Start of PROVIDED MATERIAL
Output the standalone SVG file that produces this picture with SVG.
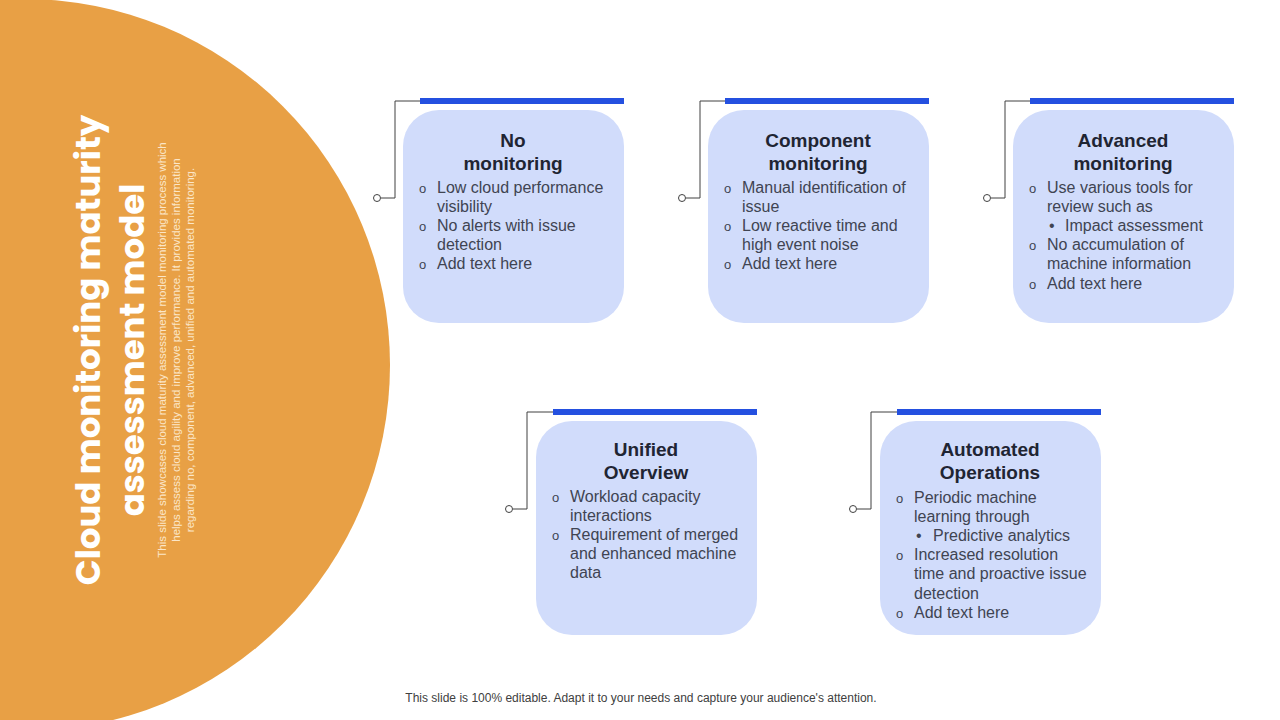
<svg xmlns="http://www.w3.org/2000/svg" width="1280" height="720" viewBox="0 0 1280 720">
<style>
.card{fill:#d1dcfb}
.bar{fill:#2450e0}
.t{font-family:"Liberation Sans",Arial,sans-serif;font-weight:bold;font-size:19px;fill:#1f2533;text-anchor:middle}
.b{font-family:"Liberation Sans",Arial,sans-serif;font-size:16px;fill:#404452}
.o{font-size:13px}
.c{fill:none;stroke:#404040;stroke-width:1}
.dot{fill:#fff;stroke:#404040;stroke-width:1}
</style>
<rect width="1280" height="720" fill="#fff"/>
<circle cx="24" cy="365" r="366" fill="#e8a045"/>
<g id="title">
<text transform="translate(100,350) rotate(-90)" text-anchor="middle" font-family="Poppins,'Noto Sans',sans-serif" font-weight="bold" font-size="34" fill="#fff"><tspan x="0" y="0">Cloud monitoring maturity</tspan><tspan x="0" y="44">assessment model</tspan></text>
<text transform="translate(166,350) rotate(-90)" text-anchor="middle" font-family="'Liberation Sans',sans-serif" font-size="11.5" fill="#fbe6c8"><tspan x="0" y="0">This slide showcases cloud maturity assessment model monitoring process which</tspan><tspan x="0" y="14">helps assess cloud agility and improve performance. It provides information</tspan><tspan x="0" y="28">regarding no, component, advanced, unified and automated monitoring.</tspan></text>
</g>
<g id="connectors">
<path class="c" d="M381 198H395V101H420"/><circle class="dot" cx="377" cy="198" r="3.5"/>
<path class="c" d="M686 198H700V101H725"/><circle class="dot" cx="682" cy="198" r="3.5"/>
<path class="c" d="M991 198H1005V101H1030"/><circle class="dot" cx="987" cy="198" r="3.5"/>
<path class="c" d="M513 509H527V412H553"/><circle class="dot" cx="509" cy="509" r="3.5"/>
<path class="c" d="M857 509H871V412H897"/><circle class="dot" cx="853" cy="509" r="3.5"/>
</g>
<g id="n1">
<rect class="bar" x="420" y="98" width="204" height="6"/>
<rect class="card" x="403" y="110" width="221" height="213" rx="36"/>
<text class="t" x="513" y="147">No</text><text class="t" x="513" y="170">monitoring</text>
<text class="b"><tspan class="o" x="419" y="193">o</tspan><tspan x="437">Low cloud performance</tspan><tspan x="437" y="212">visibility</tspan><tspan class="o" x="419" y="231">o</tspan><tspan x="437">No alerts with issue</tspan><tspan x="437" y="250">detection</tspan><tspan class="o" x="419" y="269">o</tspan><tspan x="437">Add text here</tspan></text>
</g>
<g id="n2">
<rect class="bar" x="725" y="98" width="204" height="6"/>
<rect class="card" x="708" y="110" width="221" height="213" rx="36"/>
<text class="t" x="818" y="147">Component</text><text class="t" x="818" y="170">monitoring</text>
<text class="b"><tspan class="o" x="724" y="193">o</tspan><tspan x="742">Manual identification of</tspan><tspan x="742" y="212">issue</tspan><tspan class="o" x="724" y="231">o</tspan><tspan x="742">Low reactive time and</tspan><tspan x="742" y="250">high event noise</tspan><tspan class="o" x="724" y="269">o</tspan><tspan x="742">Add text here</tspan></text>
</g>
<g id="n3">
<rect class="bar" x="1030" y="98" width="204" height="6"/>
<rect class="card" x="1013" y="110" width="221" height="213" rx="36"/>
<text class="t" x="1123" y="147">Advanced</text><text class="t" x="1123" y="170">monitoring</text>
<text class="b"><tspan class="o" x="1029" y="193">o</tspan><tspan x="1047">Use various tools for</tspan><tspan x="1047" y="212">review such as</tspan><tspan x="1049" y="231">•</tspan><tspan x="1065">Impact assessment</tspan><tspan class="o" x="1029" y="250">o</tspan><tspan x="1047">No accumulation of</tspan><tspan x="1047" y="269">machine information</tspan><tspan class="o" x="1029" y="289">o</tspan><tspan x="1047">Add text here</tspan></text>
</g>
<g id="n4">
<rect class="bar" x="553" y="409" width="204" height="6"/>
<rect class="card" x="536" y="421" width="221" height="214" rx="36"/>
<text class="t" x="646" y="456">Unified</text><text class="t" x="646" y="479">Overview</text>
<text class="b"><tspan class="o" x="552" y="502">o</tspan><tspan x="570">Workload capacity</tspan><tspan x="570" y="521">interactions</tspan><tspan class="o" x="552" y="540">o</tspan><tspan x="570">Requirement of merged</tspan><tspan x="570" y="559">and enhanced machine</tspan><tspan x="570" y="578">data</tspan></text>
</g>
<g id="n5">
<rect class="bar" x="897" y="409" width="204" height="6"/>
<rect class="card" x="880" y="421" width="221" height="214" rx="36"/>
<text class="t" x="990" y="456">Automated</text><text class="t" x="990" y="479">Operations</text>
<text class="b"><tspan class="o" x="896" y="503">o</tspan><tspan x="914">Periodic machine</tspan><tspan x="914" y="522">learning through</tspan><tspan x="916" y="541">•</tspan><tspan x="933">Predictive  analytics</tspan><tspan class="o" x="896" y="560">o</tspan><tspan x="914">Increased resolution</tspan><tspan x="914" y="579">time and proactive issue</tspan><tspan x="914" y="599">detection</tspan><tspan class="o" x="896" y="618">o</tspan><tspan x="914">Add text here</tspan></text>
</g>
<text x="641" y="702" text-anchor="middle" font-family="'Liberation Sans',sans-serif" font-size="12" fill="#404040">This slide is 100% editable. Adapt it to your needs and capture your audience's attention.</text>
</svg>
End of PROVIDED MATERIAL
Repeat the material above in full and unchanged, minus its images.

* REPLY *
Output the standalone SVG file that produces this picture with SVG.
<svg xmlns="http://www.w3.org/2000/svg" width="1280" height="720" viewBox="0 0 1280 720">
<style>
.card{fill:#d1dcfb}
.bar{fill:#2450e0}
.t{font-family:"Liberation Sans",Arial,sans-serif;font-weight:bold;font-size:19px;fill:#1f2533;text-anchor:middle}
.b{font-family:"Liberation Sans",Arial,sans-serif;font-size:16px;fill:#404452}
.o{font-size:13px}
.c{fill:none;stroke:#404040;stroke-width:1}
.dot{fill:#fff;stroke:#404040;stroke-width:1}
</style>
<rect width="1280" height="720" fill="#fff"/>
<circle cx="24" cy="365" r="366" fill="#e8a045"/>
<g id="title">
<text transform="translate(100,350) rotate(-90)" text-anchor="middle" font-family="Poppins,'Noto Sans',sans-serif" font-weight="bold" font-size="34" fill="#fff"><tspan x="0" y="0">Cloud monitoring maturity</tspan><tspan x="0" y="44">assessment model</tspan></text>
<text transform="translate(166,350) rotate(-90)" text-anchor="middle" font-family="'Liberation Sans',sans-serif" font-size="11.5" fill="#fbe6c8"><tspan x="0" y="0">This slide showcases cloud maturity assessment model monitoring process which</tspan><tspan x="0" y="14">helps assess cloud agility and improve performance. It provides information</tspan><tspan x="0" y="28">regarding no, component, advanced, unified and automated monitoring.</tspan></text>
</g>
<g id="connectors">
<path class="c" d="M381 198H395V101H420"/><circle class="dot" cx="377" cy="198" r="3.5"/>
<path class="c" d="M686 198H700V101H725"/><circle class="dot" cx="682" cy="198" r="3.5"/>
<path class="c" d="M991 198H1005V101H1030"/><circle class="dot" cx="987" cy="198" r="3.5"/>
<path class="c" d="M513 509H527V412H553"/><circle class="dot" cx="509" cy="509" r="3.5"/>
<path class="c" d="M857 509H871V412H897"/><circle class="dot" cx="853" cy="509" r="3.5"/>
</g>
<g id="n1">
<rect class="bar" x="420" y="98" width="204" height="6"/>
<rect class="card" x="403" y="110" width="221" height="213" rx="36"/>
<text class="t" x="513" y="147">No</text><text class="t" x="513" y="170">monitoring</text>
<text class="b"><tspan class="o" x="419" y="193">o</tspan><tspan x="437">Low cloud performance</tspan><tspan x="437" y="212">visibility</tspan><tspan class="o" x="419" y="231">o</tspan><tspan x="437">No alerts with issue</tspan><tspan x="437" y="250">detection</tspan><tspan class="o" x="419" y="269">o</tspan><tspan x="437">Add text here</tspan></text>
</g>
<g id="n2">
<rect class="bar" x="725" y="98" width="204" height="6"/>
<rect class="card" x="708" y="110" width="221" height="213" rx="36"/>
<text class="t" x="818" y="147">Component</text><text class="t" x="818" y="170">monitoring</text>
<text class="b"><tspan class="o" x="724" y="193">o</tspan><tspan x="742">Manual identification of</tspan><tspan x="742" y="212">issue</tspan><tspan class="o" x="724" y="231">o</tspan><tspan x="742">Low reactive time and</tspan><tspan x="742" y="250">high event noise</tspan><tspan class="o" x="724" y="269">o</tspan><tspan x="742">Add text here</tspan></text>
</g>
<g id="n3">
<rect class="bar" x="1030" y="98" width="204" height="6"/>
<rect class="card" x="1013" y="110" width="221" height="213" rx="36"/>
<text class="t" x="1123" y="147">Advanced</text><text class="t" x="1123" y="170">monitoring</text>
<text class="b"><tspan class="o" x="1029" y="193">o</tspan><tspan x="1047">Use various tools for</tspan><tspan x="1047" y="212">review such as</tspan><tspan x="1049" y="231">•</tspan><tspan x="1065">Impact assessment</tspan><tspan class="o" x="1029" y="250">o</tspan><tspan x="1047">No accumulation of</tspan><tspan x="1047" y="269">machine information</tspan><tspan class="o" x="1029" y="289">o</tspan><tspan x="1047">Add text here</tspan></text>
</g>
<g id="n4">
<rect class="bar" x="553" y="409" width="204" height="6"/>
<rect class="card" x="536" y="421" width="221" height="214" rx="36"/>
<text class="t" x="646" y="456">Unified</text><text class="t" x="646" y="479">Overview</text>
<text class="b"><tspan class="o" x="552" y="502">o</tspan><tspan x="570">Workload capacity</tspan><tspan x="570" y="521">interactions</tspan><tspan class="o" x="552" y="540">o</tspan><tspan x="570">Requirement of merged</tspan><tspan x="570" y="559">and enhanced machine</tspan><tspan x="570" y="578">data</tspan></text>
</g>
<g id="n5">
<rect class="bar" x="897" y="409" width="204" height="6"/>
<rect class="card" x="880" y="421" width="221" height="214" rx="36"/>
<text class="t" x="990" y="456">Automated</text><text class="t" x="990" y="479">Operations</text>
<text class="b"><tspan class="o" x="896" y="503">o</tspan><tspan x="914">Periodic machine</tspan><tspan x="914" y="522">learning through</tspan><tspan x="916" y="541">•</tspan><tspan x="933">Predictive  analytics</tspan><tspan class="o" x="896" y="560">o</tspan><tspan x="914">Increased resolution</tspan><tspan x="914" y="579">time and proactive issue</tspan><tspan x="914" y="599">detection</tspan><tspan class="o" x="896" y="618">o</tspan><tspan x="914">Add text here</tspan></text>
</g>
<text x="641" y="702" text-anchor="middle" font-family="'Liberation Sans',sans-serif" font-size="12" fill="#404040">This slide is 100% editable. Adapt it to your needs and capture your audience's attention.</text>
</svg>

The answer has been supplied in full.